# Work to be completed
No pictures go into the copy. Write out exactly the lines below from the one containing "Convert this chart to React, TypeScript" through the one containing "import * as d3 from 'd3';".

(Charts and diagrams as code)
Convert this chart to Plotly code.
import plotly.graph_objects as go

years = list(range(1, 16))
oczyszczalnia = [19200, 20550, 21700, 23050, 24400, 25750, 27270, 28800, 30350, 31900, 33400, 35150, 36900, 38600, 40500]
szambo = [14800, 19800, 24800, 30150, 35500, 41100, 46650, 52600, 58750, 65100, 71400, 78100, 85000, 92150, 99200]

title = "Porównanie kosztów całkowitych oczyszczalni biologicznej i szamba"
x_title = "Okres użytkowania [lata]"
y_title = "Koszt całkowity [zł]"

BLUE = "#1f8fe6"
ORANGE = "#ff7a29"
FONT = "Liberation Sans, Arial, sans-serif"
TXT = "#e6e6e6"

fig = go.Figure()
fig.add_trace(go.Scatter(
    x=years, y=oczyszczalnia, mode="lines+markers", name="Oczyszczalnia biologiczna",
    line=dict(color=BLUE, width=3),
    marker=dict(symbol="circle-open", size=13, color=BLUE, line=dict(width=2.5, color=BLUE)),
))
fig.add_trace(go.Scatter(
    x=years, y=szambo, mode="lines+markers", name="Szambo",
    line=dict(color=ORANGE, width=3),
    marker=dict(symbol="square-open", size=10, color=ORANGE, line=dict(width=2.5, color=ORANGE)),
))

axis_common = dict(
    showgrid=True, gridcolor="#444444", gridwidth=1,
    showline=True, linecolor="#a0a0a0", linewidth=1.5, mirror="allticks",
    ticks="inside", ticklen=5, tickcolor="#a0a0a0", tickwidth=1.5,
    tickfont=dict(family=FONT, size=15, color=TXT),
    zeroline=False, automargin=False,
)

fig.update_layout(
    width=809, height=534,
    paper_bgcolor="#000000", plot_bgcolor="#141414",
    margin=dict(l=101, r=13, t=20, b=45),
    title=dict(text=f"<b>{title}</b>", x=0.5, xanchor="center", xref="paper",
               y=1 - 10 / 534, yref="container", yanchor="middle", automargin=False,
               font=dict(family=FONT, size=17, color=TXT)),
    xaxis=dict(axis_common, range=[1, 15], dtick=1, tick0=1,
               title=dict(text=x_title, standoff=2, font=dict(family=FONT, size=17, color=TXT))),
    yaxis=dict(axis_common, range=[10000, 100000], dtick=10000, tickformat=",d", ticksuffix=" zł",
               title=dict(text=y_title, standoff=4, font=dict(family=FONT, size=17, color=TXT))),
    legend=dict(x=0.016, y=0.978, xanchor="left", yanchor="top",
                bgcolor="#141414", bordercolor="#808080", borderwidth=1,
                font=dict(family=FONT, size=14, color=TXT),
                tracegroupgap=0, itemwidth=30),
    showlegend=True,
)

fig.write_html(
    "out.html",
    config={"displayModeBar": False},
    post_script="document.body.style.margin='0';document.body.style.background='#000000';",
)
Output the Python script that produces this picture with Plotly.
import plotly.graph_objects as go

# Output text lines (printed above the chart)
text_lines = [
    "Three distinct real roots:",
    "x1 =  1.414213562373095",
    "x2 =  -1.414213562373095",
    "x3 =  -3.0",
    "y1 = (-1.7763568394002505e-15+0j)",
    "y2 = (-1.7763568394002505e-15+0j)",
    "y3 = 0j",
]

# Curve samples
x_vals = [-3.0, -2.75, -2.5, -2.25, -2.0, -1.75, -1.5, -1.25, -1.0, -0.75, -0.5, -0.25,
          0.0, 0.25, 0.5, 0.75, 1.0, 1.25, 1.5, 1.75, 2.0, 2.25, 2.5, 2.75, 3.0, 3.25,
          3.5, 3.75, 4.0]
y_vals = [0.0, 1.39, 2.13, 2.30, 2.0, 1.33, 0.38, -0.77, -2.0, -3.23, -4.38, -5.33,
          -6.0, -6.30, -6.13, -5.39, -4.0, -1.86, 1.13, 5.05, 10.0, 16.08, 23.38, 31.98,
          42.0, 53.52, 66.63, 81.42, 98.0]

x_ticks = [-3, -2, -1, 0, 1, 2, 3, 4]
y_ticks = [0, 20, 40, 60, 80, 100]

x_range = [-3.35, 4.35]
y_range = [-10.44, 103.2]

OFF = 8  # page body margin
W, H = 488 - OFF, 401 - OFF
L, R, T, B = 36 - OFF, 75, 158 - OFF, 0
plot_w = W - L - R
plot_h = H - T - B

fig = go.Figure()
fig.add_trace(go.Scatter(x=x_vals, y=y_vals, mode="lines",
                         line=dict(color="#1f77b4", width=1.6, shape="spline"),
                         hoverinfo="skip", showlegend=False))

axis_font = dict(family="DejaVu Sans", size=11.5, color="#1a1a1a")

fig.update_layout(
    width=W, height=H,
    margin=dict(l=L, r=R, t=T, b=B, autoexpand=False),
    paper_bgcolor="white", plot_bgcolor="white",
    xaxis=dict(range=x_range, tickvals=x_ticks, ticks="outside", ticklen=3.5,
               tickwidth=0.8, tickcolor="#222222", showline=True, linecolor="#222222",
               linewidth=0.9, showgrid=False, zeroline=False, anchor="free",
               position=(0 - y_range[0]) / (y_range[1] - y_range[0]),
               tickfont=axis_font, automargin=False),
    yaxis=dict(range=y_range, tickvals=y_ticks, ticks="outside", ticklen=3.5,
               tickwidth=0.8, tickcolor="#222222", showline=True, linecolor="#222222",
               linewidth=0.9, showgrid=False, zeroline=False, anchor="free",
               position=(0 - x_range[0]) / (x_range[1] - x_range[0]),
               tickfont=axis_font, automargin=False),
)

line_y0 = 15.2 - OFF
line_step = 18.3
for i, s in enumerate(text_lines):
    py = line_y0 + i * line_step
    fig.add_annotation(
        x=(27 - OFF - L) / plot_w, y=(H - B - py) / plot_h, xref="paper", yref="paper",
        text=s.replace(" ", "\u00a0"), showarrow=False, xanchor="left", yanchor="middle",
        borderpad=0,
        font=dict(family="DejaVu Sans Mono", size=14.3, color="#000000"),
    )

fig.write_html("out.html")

...

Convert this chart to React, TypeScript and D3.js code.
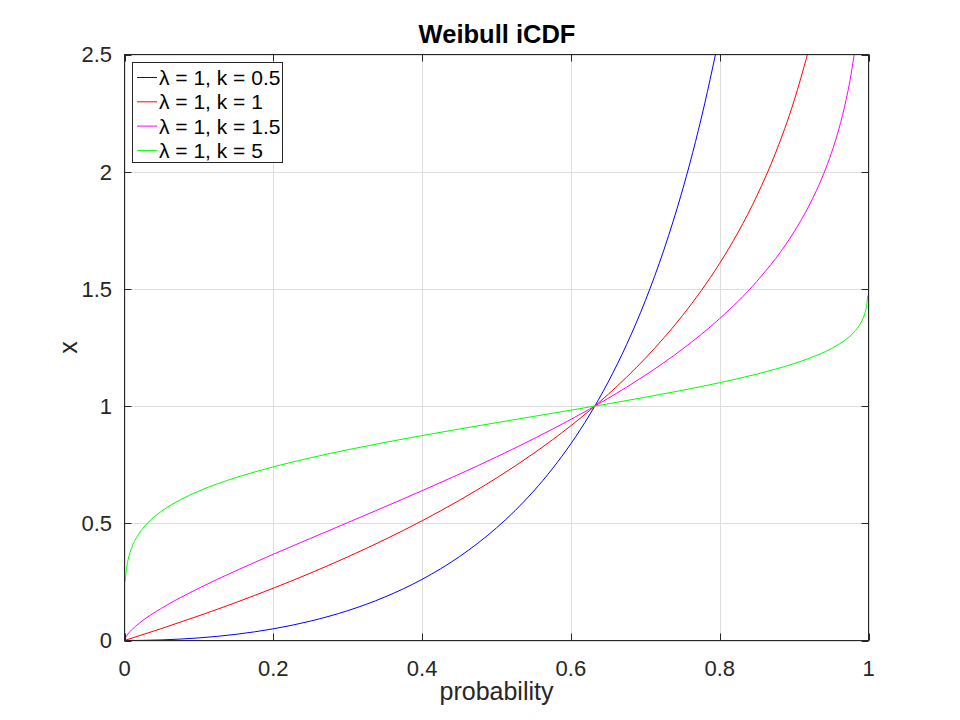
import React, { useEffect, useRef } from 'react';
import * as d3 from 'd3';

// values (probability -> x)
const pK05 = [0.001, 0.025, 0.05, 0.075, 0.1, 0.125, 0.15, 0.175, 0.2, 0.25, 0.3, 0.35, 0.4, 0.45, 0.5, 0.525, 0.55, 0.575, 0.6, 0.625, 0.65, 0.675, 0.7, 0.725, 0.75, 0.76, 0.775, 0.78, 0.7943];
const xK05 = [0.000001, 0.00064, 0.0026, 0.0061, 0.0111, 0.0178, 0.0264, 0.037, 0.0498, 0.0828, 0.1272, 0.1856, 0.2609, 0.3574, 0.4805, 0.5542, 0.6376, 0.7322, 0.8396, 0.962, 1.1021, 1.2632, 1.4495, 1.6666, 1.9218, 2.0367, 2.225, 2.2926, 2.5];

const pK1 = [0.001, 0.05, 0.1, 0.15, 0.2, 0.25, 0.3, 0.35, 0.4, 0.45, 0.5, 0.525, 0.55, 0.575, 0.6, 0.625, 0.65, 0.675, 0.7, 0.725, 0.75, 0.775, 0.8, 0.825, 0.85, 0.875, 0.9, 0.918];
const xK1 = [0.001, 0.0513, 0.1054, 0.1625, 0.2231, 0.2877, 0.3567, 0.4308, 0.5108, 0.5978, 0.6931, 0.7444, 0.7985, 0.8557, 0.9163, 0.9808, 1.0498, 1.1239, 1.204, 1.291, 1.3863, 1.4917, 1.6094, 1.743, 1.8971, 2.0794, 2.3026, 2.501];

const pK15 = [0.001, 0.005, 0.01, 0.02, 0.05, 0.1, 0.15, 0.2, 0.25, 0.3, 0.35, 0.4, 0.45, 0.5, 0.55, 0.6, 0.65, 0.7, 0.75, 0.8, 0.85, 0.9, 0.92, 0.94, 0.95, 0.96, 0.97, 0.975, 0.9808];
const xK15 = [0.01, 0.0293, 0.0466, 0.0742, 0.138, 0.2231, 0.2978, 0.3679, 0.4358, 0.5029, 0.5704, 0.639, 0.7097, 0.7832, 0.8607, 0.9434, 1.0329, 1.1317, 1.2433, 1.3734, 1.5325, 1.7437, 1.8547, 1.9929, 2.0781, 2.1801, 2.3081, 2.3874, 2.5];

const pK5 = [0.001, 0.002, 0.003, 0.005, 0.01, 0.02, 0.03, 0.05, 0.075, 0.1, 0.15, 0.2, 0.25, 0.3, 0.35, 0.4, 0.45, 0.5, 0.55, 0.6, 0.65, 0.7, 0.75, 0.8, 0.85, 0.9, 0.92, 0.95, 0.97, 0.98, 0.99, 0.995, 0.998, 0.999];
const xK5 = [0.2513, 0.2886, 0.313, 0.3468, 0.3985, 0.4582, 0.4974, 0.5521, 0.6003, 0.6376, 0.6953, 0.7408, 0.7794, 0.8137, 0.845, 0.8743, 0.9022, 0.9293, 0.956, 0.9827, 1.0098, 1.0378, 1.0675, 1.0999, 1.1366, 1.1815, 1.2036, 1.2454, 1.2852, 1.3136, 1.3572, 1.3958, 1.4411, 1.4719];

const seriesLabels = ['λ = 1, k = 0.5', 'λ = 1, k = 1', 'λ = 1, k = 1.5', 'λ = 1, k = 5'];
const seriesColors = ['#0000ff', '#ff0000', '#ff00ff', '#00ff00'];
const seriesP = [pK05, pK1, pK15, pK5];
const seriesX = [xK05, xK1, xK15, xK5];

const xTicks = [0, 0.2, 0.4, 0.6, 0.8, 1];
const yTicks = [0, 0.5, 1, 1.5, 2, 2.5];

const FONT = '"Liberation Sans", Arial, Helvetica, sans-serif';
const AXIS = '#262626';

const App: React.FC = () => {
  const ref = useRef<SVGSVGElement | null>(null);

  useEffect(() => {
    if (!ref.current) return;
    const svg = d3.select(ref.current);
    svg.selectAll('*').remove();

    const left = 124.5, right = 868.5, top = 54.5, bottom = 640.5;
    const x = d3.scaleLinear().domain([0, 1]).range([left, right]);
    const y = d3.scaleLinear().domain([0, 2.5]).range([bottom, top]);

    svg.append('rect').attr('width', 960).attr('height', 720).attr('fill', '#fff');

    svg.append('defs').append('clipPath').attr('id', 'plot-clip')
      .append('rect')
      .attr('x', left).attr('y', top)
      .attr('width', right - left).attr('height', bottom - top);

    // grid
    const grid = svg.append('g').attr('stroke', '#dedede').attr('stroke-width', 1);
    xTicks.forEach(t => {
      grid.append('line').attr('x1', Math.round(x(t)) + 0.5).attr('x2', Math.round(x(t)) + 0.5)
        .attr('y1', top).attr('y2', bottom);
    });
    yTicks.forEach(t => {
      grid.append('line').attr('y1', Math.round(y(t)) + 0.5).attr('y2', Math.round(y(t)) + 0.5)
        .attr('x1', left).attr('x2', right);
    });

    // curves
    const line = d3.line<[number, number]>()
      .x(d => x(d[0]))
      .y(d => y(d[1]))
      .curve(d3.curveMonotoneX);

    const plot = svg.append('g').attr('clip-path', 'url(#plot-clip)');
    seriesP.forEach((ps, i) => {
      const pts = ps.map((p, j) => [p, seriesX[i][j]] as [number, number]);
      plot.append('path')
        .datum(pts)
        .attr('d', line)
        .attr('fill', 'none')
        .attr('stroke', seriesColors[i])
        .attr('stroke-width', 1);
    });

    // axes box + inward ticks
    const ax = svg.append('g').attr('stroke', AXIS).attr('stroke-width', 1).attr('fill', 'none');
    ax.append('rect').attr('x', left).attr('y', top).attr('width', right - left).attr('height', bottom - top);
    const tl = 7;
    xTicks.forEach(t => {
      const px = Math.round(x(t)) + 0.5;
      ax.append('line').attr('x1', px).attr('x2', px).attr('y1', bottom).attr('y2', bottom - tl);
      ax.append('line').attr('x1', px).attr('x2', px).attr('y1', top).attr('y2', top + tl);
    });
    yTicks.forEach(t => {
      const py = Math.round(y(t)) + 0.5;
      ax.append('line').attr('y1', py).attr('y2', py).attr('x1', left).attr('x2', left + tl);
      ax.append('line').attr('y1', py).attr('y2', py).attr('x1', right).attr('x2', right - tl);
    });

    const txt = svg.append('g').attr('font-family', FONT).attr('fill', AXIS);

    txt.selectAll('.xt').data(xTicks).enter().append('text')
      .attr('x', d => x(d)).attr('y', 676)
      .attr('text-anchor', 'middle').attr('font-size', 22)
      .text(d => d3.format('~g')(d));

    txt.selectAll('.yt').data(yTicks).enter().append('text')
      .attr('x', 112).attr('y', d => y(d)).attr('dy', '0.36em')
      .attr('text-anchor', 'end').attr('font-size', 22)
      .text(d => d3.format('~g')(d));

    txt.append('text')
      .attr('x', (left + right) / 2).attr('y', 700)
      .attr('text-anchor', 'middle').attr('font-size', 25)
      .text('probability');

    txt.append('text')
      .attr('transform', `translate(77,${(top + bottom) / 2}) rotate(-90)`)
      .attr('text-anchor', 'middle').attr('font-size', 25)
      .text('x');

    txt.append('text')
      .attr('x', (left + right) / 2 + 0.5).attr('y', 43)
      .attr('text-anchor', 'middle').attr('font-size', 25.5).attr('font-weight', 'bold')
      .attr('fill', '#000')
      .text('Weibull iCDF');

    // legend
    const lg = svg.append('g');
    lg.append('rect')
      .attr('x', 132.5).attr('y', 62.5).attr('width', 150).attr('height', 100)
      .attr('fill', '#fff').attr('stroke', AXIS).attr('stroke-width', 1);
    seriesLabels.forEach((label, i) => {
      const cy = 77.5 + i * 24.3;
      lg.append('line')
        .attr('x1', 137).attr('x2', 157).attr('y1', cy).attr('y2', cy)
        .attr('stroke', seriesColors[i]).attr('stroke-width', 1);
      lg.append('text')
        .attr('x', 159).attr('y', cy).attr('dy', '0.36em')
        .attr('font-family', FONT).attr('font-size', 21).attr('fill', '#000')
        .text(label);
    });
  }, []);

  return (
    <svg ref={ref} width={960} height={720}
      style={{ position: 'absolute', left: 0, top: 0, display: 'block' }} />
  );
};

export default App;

--

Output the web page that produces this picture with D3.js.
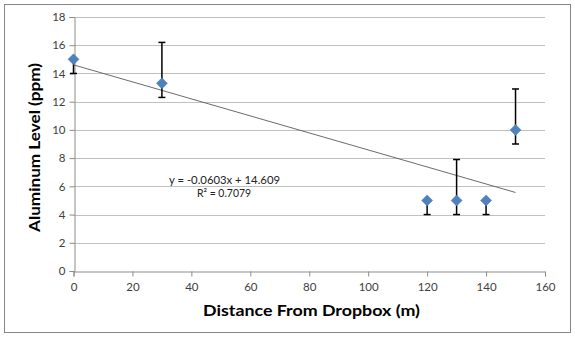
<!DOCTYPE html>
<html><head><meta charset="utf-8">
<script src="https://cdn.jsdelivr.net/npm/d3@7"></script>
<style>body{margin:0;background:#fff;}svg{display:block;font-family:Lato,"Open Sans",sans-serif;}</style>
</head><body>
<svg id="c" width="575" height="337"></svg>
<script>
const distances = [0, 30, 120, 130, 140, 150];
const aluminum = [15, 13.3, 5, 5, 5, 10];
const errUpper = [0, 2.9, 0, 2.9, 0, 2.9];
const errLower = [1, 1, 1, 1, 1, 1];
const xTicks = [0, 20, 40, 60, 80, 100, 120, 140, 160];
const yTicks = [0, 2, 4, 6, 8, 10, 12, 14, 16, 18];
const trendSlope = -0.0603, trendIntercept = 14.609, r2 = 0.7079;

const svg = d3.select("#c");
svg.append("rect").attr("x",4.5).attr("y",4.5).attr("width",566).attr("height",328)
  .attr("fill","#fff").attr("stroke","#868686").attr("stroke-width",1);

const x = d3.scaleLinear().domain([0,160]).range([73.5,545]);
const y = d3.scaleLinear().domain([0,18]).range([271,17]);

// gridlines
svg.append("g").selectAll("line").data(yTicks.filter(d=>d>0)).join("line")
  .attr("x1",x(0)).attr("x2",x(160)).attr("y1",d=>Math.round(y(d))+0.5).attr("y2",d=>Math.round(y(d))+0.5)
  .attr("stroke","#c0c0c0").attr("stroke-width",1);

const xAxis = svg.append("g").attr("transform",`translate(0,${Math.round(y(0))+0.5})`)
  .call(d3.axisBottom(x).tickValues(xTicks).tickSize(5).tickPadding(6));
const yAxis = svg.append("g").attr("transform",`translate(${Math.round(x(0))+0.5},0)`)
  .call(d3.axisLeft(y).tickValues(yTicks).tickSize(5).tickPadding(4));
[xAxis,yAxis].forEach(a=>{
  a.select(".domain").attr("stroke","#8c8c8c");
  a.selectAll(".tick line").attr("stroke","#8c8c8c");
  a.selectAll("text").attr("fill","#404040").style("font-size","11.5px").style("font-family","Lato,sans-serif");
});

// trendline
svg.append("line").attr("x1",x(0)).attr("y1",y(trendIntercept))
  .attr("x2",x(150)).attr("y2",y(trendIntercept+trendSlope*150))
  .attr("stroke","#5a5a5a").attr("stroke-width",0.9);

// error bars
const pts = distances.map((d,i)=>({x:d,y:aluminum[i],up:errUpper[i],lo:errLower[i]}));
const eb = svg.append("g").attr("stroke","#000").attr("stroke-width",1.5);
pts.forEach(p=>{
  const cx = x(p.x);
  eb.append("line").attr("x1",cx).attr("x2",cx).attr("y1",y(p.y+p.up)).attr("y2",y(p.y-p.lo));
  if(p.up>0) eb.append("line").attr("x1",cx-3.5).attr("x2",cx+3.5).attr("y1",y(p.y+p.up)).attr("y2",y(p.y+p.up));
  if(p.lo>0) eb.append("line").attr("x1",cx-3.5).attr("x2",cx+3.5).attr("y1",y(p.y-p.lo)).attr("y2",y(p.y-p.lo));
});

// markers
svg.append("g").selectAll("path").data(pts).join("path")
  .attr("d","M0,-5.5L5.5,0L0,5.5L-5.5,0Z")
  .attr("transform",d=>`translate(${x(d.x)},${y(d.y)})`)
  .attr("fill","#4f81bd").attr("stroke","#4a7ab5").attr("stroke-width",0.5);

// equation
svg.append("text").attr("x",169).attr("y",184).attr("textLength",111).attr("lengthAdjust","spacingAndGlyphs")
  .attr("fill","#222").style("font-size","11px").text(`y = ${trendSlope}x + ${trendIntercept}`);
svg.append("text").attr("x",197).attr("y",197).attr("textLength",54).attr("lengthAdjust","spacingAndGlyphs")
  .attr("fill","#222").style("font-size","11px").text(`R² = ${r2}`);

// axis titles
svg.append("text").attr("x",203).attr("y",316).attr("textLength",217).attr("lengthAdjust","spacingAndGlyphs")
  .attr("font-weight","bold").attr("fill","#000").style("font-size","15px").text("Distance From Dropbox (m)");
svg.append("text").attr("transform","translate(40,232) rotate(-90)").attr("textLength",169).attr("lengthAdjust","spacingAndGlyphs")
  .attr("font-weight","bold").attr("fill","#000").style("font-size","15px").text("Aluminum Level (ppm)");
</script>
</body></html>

# Solution to this exercise
Convert this chart to React, TypeScript and D3.js code.
import React, { useEffect, useRef } from 'react';
import * as d3 from 'd3';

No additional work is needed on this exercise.